Inheritance isn't a code-sharing shortcut. It models an “is-a” relationship. A Dog is an Animal. A Manager is an Employee. If that sentence sounds wrong in plain English, don't use inheritance. I've cleaned up diffs where a junior inherited from List<T> just to get Add() for free. That's not an “is-a”; that's a design debt. The base class defines a contract. If your derived type can't fulfill every public member of the base without lying, you need composition or interfaces instead. Nothing kills a codebase faster than a Rectangle inheriting from Square because some tutorial said “reuse.” Real production: I once saw a SqlConnection wrapper inherit from Stream because the original author wanted Read(). Result: phantom open connections and NotSupportedException everywhere. Ask yourself: “Will this derived class ever violate a base class invariant?” If yes, stop. Use an interface. The compiler won't save you from bad semantics.

// io.thecodeforge
using System;

public class Employee
{
    public string Name { get; set; }
    public decimal CalculatePay() => 5000m;
}

public class Manager : Employee
{
    public decimal Bonus { get; set; }
    // Manager IS-A Employee — bonus extends pay, doesn't break it.
}

public class Client
{
    public string Name { get; set; }
    // NOT inheritance — a client is NOT an employee.
    // Use composition instead: public Employee? AccountManager { get; set; }
}

class Program
{
    static void Main()
    {
        Manager m = new Manager { Name = "Alice", Bonus = 2000m };
        Employee e = m; // Upcast works — Manager IS-A Employee.
        Console.WriteLine($"Pay: {e.CalculatePay()}"); // 5000 — invariant preserved.
    }
}

Types of Inheritance C# Actually Gives You (and One It Doesn't)

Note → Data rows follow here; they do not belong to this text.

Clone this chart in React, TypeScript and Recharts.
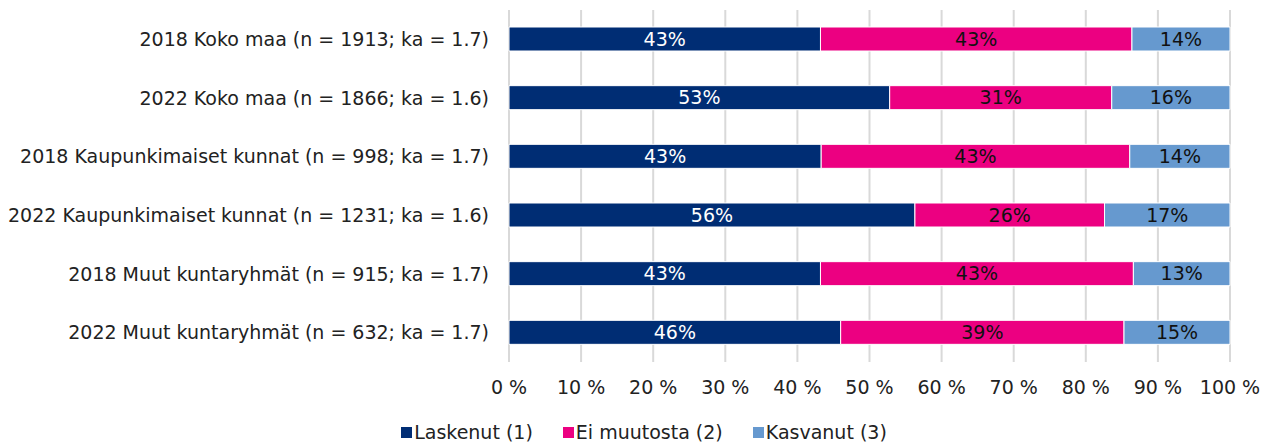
import React from 'react';
import { BarChart, Bar, XAxis, YAxis, CartesianGrid, Legend, LabelList } from 'recharts';

const categories = [
  '2018 Koko maa (n = 1913; ka = 1.7)',
  '2022 Koko maa (n = 1866; ka = 1.6)',
  '2018 Kaupunkimaiset kunnat (n = 998; ka = 1.7)',
  '2022 Kaupunkimaiset kunnat (n = 1231; ka = 1.6)',
  '2018 Muut kuntaryhmät (n = 915; ka = 1.7)',
  '2022 Muut kuntaryhmät (n = 632; ka = 1.7)',
];
const laskenut = [43.2, 52.8, 43.3, 56.3, 43.2, 46.0];
const eiMuutosta = [43.2, 30.8, 42.8, 26.3, 43.4, 39.3];
const kasvanut = [13.6, 16.4, 13.9, 17.4, 13.4, 14.7];
const xTicks = [0, 10, 20, 30, 40, 50, 60, 70, 80, 90, 100];

const seriesNames = ['Laskenut (1)', 'Ei muutosta (2)', 'Kasvanut (3)'];
const colors = ['#002D74', '#EC0081', '#6699CF'];

const data = categories.map((c, i) => ({
  name: c,
  a: laskenut[i],
  b: eiMuutosta[i],
  c: kasvanut[i],
}));

const FONT = '"DejaVu Sans", Verdana, sans-serif';
const FS = 19;

const fmt = (v: any) => `${Math.round(Number(v))}%`;

const LegendContent = () => (
  <div
    style={{
      display: 'flex',
      justifyContent: 'center',
      alignItems: 'center',
      fontFamily: FONT,
      fontSize: FS,
      color: '#222',
      lineHeight: '22px',
      height: 22,
      paddingLeft: 58,
    }}
  >
    {seriesNames.map((n, i) => (
      <div key={n} style={{ display: 'flex', alignItems: 'center', marginRight: i < 2 ? 30 : 0 }}>
        <span style={{ width: 11, height: 11, background: colors[i], display: 'inline-block', marginRight: 2 }} />
        <span>{n}</span>
      </div>
    ))}
  </div>
);

export default function App() {
  return (
    <div style={{ position: 'absolute', left: 0, top: 0, width: 1269, height: 443, background: '#fff', overflow: 'hidden' }}>
      <BarChart
        width={1269}
        height={443}
        data={data}
        layout="vertical"
        margin={{ top: 10, right: 39, bottom: 0, left: 0 }}
        barCategoryGap={18}
      >
        <CartesianGrid horizontal={false} vertical={true} stroke="#d9d9d9" strokeWidth={2} />
        <XAxis
          type="number"
          domain={[0, 100]}
          ticks={xTicks}
          tickFormatter={(v: number) => `${v} %`}
          axisLine={false}
          tickLine={false}
          tickSize={0}
          tickMargin={19}
          height={59}
          interval={0}
          tick={{ fill: '#222', fontSize: FS, fontFamily: FONT }}
        />
        <YAxis
          type="category"
          dataKey="name"
          width={509}
          axisLine={false}
          tickLine={false}
          tickSize={0}
          tickMargin={20}
          interval={0}
          tick={{ fill: '#222', fontSize: FS, fontFamily: FONT }}
        />
        <Legend verticalAlign="bottom" height={22} content={<LegendContent />} />
        <Bar dataKey="a" name={seriesNames[0]} stackId="s" fill={colors[0]} stroke="#fff" strokeWidth={1} barSize={24} isAnimationActive={false}>
          <LabelList dataKey="a" position="center" formatter={fmt} fill="#fff" style={{ fontSize: FS, fontFamily: FONT }} />
        </Bar>
        <Bar dataKey="b" name={seriesNames[1]} stackId="s" fill={colors[1]} stroke="#fff" strokeWidth={1} barSize={24} isAnimationActive={false}>
          <LabelList dataKey="b" position="center" formatter={fmt} fill="#111" style={{ fontSize: FS, fontFamily: FONT }} />
        </Bar>
        <Bar dataKey="c" name={seriesNames[2]} stackId="s" fill={colors[2]} stroke="#fff" strokeWidth={1} barSize={24} isAnimationActive={false}>
          <LabelList dataKey="c" position="center" formatter={fmt} fill="#111" style={{ fontSize: FS, fontFamily: FONT }} />
        </Bar>
      </BarChart>
    </div>
  );
}
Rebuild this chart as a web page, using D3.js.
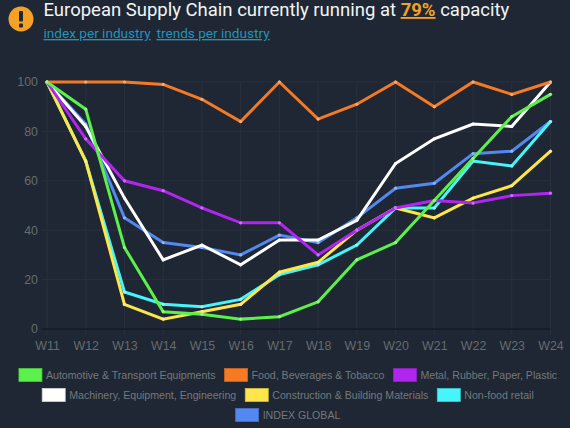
<!DOCTYPE html>
<html>
<head>
<meta charset="utf-8">
<script src="https://cdn.jsdelivr.net/npm/d3@7/dist/d3.min.js"></script>
<style>
html,body{margin:0;padding:0;background:#1e2733;overflow:hidden}
svg{display:block}
</style>
</head>
<body>
<svg id="chart" width="570" height="428"></svg>
<script>
const weeks = ["W11","W12","W13","W14","W15","W16","W17","W18","W19","W20","W21","W22","W23","W24"];
const yTicks = [0,20,40,60,80,100];

const automotive = [100,89,33,7,6,4,5,11,28,35,52,69,86,95];
const food       = [100,100,100,99,93,84,100,85,91,100,90,100,95,100];
const metal      = [100,77,60,56,49,43,43,30,40,49,52,51,54,55];
const machinery  = [100,82,53,28,34,26,36,36,44,67,77,83,82,100];
const construct  = [100,68,10,4,7,10,23,27,40,49,45,53,58,72];
const retail     = [100,68,15,10,9,12,22,26,34,49,49,68,66,84];
const indexAll   = [100,83,45,35,33,30,38,35,45,57,59,71,72,84];

const seriesNames = ["Automotive & Transport Equipments","Food, Beverages & Tobacco","Metal, Rubber, Paper, Plastic",
  "Machinery, Equipment, Engineering","Construction & Building Materials","Non-food retail","INDEX GLOBAL"];
const seriesValues = [automotive,food,metal,machinery,construct,retail,indexAll];
const seriesColors = ["#5cf04a","#f57a24","#b026f0","#ffffff","#fde54c","#45f5fa","#5288f0"];
const legendRows = [[0,1,2],[3,4,5],[6]];

const svg = d3.select("#chart");
const x = d3.scalePoint().domain(weeks).range([47,550.5]);
const y = d3.scaleLinear().domain([0,100]).range([329,82]);

// Header
svg.append("circle").attr("cx",21).attr("cy",19).attr("r",12.5).attr("fill","#f5a128");
svg.append("rect").attr("x",19).attr("y",11).attr("width",4).attr("height",10.5).attr("rx",1).attr("fill","#1e2733");
svg.append("rect").attr("x",19).attr("y",23.5).attr("width",4).attr("height",4).attr("rx",1).attr("fill","#1e2733");

const title = svg.append("text").attr("x",43.5).attr("y",16).attr("font-family","Roboto, sans-serif")
  .attr("font-size",18.5).attr("fill","#f2f4f5");
title.append("tspan").text("European Supply Chain currently running at ");
title.append("tspan").text("79%").attr("fill","#f5a128").attr("font-weight",700).attr("text-decoration","underline");
title.append("tspan").text(" capacity");

const links = svg.append("g").attr("font-family","Roboto, sans-serif").attr("font-size",13.6)
  .attr("fill","#2393ba").attr("text-decoration","underline");
links.append("text").attr("x",43.5).attr("y",38).text("index per industry");
links.append("text").attr("x",156.5).attr("y",38).text("trends per industry");

// Axes
const grid = svg.append("g");
grid.selectAll("line.v").data(weeks).join("line").attr("class","v")
  .attr("x1",d=>x(d)).attr("x2",d=>x(d)).attr("y1",82).attr("y2",334)
  .attr("stroke","#28313d").attr("stroke-width",1);
grid.selectAll("line.h").data(yTicks).join("line").attr("class","h")
  .attr("x1",42).attr("x2",550.5).attr("y1",d=>y(d)).attr("y2",d=>y(d))
  .attr("stroke",d=>d===0?"#10151c":"#28313d").attr("stroke-width",1);

const xAxis = svg.append("g").attr("transform","translate(0,337)")
  .call(d3.axisBottom(x).tickSize(0).tickPadding(4));
const yAxis = svg.append("g").attr("transform","translate(42,0)")
  .call(d3.axisLeft(y).tickValues(yTicks).tickSize(0).tickPadding(4));
[xAxis,yAxis].forEach(a=>{
  a.select(".domain").remove();
  a.selectAll("text").attr("font-family","Liberation Sans, Arial, sans-serif").attr("font-size",12.4).attr("fill","#666b70");
});

// First series ends up on top, so paint in reverse
const line = d3.line().x((d,i)=>x(weeks[i])).y(d=>y(d)).curve(d3.curveLinear);
const order = d3.range(seriesValues.length).reverse();
const marks = svg.append("g");
order.forEach(k=>{
  const g = marks.append("g");
  g.append("path").datum(seriesValues[k]).attr("d",line).attr("fill","none")
    .attr("stroke",seriesColors[k]).attr("stroke-width",3).attr("stroke-linejoin","miter");
  g.selectAll("circle").data(seriesValues[k]).join("circle")
    .attr("cx",(d,i)=>x(weeks[i])).attr("cy",d=>y(d)).attr("r",1.6)
    .attr("fill",d3.interpolateRgb(seriesColors[k],"#ffffff")(0.35));
});

// Legend: rows centred on the chart width
const legend = svg.append("g").attr("font-family","Liberation Sans, Arial, sans-serif").attr("font-size",10.6).attr("fill","#74797e");
const boxW = 23, boxH = 13, gap = 4, itemGap = 9;
legendRows.forEach((row,r)=>{
  const top = 368.5 + r*20;
  const items = row.map(k=>{
    const g = legend.append("g");
    const t = g.append("text").attr("y",top+10).text(seriesNames[k]);
    return {k,g,t,w:t.node().getComputedTextLength()};
  });
  const total = d3.sum(items,d=>boxW+gap+d.w) + itemGap*(items.length-1);
  let cx = 288 - total/2;
  items.forEach(it=>{
    it.g.append("rect").attr("x",cx).attr("y",top).attr("width",boxW).attr("height",boxH)
      .attr("fill",seriesColors[it.k]).attr("stroke",d3.color(seriesColors[it.k]).darker(0.5)).attr("stroke-width",0.8);
    it.t.attr("x",cx+boxW+gap);
    cx += boxW+gap+it.w+itemGap;
  });
});
</script>
</body>
</html>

C# supports exactly three inheritance shapes directly. Single: one class, one parent. Multilevel: A -> B -> C — the chain you see in ORM entities or layered services. Hierarchical: one base, multiple children (e.g., PaymentMethod with CreditCard and PayPal). That's it. No multiple inheritance of classes. The compiler enforces this because diamond problems cause runtime heisenbugs. The other patterns you need? Interfaces. They solve the “what” without the “how” coupling. You can implement IDisposable, IComparable, and ISerialize on the same class—that's multiple inheritance of contract. In .NET 8, you can also do default interface methods for shared behavior without the base class baggage. Production example: a NotificationService that implements both IEmailSender and ISmsSender. No shared state, no base class coupling, just clean polymorphism. If you need true multiple inheritance of behavior, stop and refactor to composition or facade pattern.

// io.thecodeforge
using System;

// Single
public class Animal { }
public class Dog : Animal { }

// Multilevel
public class Vehicle { }
public class Car : Vehicle { }
public class Tesla : Car { }

// Hierarchical
public class PaymentMethod
{
    public abstract bool ProcessPayment(decimal amount);
}
public class CreditCard : PaymentMethod
{
    public override bool ProcessPayment(decimal amount) 
    { 
        Console.WriteLine("Credit card processed");
        return true; 
    }
}
public class PayPal : PaymentMethod
{
    public override bool ProcessPayment(decimal amount) 
    { 
        Console.WriteLine("PayPal processed");
        return true; 
    }
}

class Program
{
    static void Main()
    {
        PaymentMethod pm = new CreditCard();
        pm.ProcessPayment(100m); // Polymorphic dispatch.
    }
}